--- Given records ---

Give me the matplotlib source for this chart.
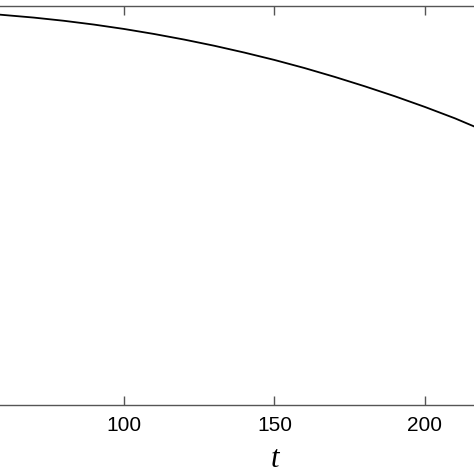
import numpy as np
import matplotlib.pyplot as plt

# values (y axis has no labels, kept on a 0..1 scale)
t = [58.8, 70, 80, 90, 100, 110, 120, 130, 140, 150, 160, 170, 180, 190, 200, 210, 216.3]
y = [0.9782, 0.9709, 0.9629, 0.9534, 0.9424, 0.9298, 0.9158, 0.9003, 0.8832,
     0.8647, 0.8444, 0.8223, 0.7987, 0.7737, 0.7469, 0.7183, 0.6982]
xticks = [100, 150, 200]

fig = plt.figure(figsize=(4.74, 4.74), dpi=100)
# axes wider than the figure on purpose: reference is a crop
ax = fig.add_axes([0, 0.1456, 1, 0.8418])
ax.plot(t, y, color='black', linewidth=1.3)

ax.set_xlim(58.8, 216.3)
ax.set_ylim(0, 1)
ax.set_xticks(xticks)
ax.set_yticks([])

for side in ['left', 'right']:
    ax.spines[side].set_visible(False)
for side in ['top', 'bottom']:
    ax.spines[side].set_color('#555555')
    ax.spines[side].set_linewidth(1.0)

ax.tick_params(axis='x', direction='in', length=6.5, width=1.0, color='#555555',
               top=True, bottom=True, pad=8, labelsize=15)
for lab in ax.get_xticklabels():
    lab.set_fontfamily('Liberation Sans')

ax.set_xlabel('t', fontfamily='Liberation Serif', fontstyle='italic', fontsize=22)
ax.xaxis.set_label_coords(0.58, -0.1)

fig.savefig('out.png', dpi=100)
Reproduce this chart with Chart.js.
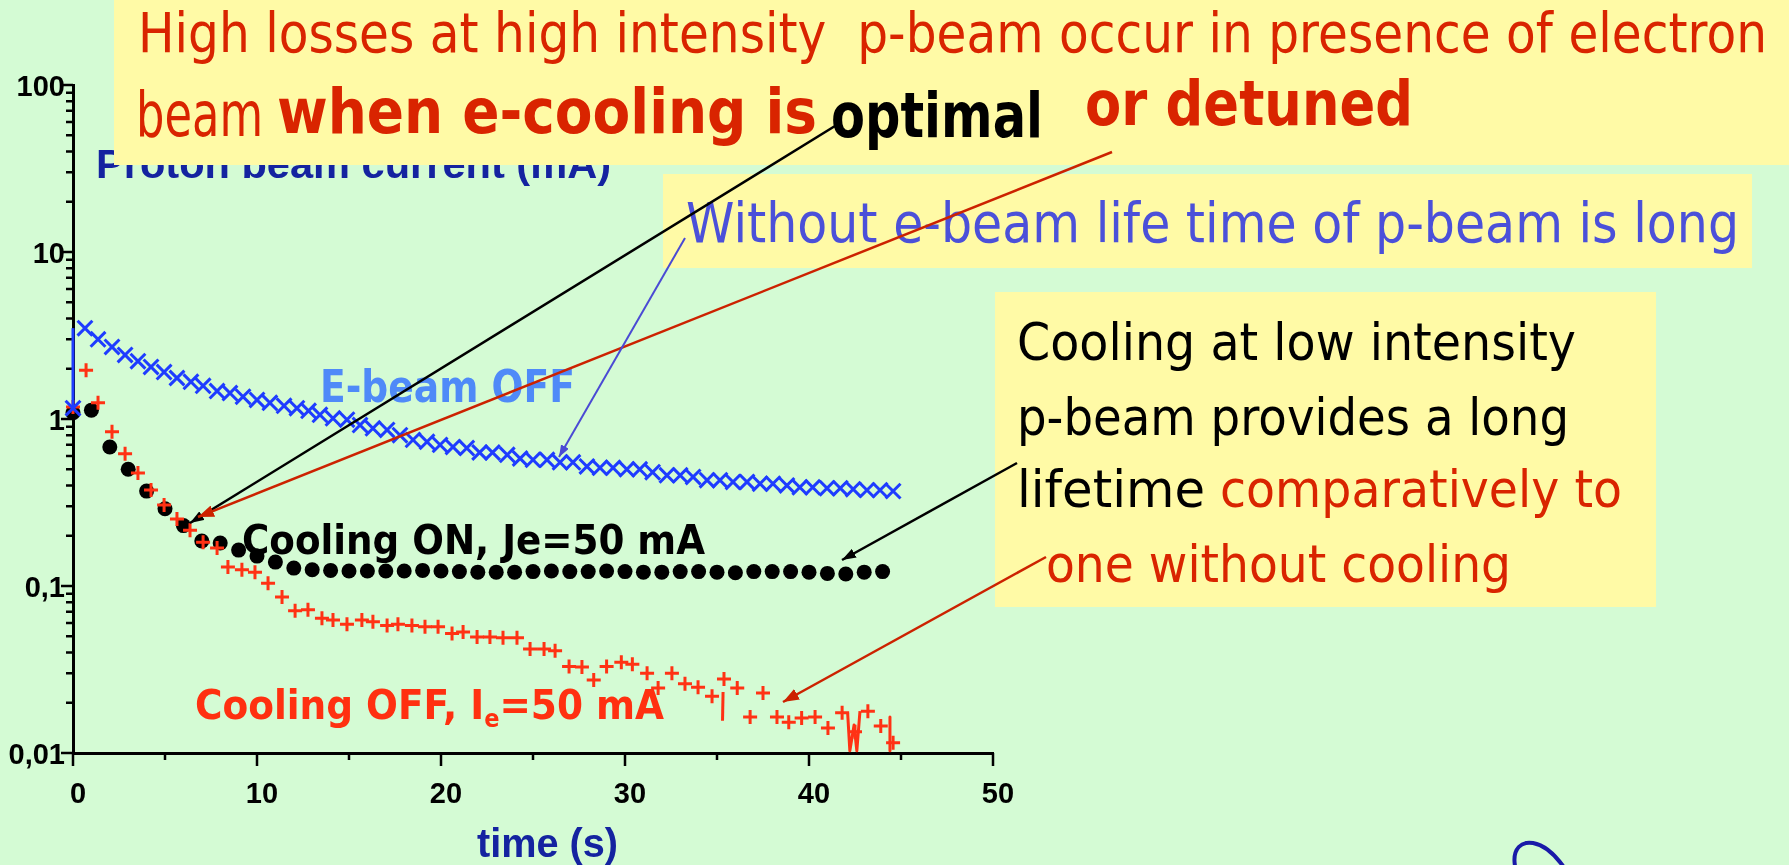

---

■ Problem statement
Retype the whole listing exactly and leave the pictures out.

■ Right answer
Give me the matplotlib source for this chart.
import numpy as np
import matplotlib.pyplot as plt

# values (y axis has no labels, kept on a 0..1 scale)
t = [58.8, 70, 80, 90, 100, 110, 120, 130, 140, 150, 160, 170, 180, 190, 200, 210, 216.3]
y = [0.9782, 0.9709, 0.9629, 0.9534, 0.9424, 0.9298, 0.9158, 0.9003, 0.8832,
     0.8647, 0.8444, 0.8223, 0.7987, 0.7737, 0.7469, 0.7183, 0.6982]
xticks = [100, 150, 200]

fig = plt.figure(figsize=(4.74, 4.74), dpi=100)
# axes wider than the figure on purpose: reference is a crop
ax = fig.add_axes([0, 0.1456, 1, 0.8418])
ax.plot(t, y, color='black', linewidth=1.3)

ax.set_xlim(58.8, 216.3)
ax.set_ylim(0, 1)
ax.set_xticks(xticks)
ax.set_yticks([])

for side in ['left', 'right']:
    ax.spines[side].set_visible(False)
for side in ['top', 'bottom']:
    ax.spines[side].set_color('#555555')
    ax.spines[side].set_linewidth(1.0)

ax.tick_params(axis='x', direction='in', length=6.5, width=1.0, color='#555555',
               top=True, bottom=True, pad=8, labelsize=15)
for lab in ax.get_xticklabels():
    lab.set_fontfamily('Liberation Sans')

ax.set_xlabel('t', fontfamily='Liberation Serif', fontstyle='italic', fontsize=22)
ax.xaxis.set_label_coords(0.58, -0.1)

fig.savefig('out.png', dpi=100)
Reproduce this chart with Chart.js.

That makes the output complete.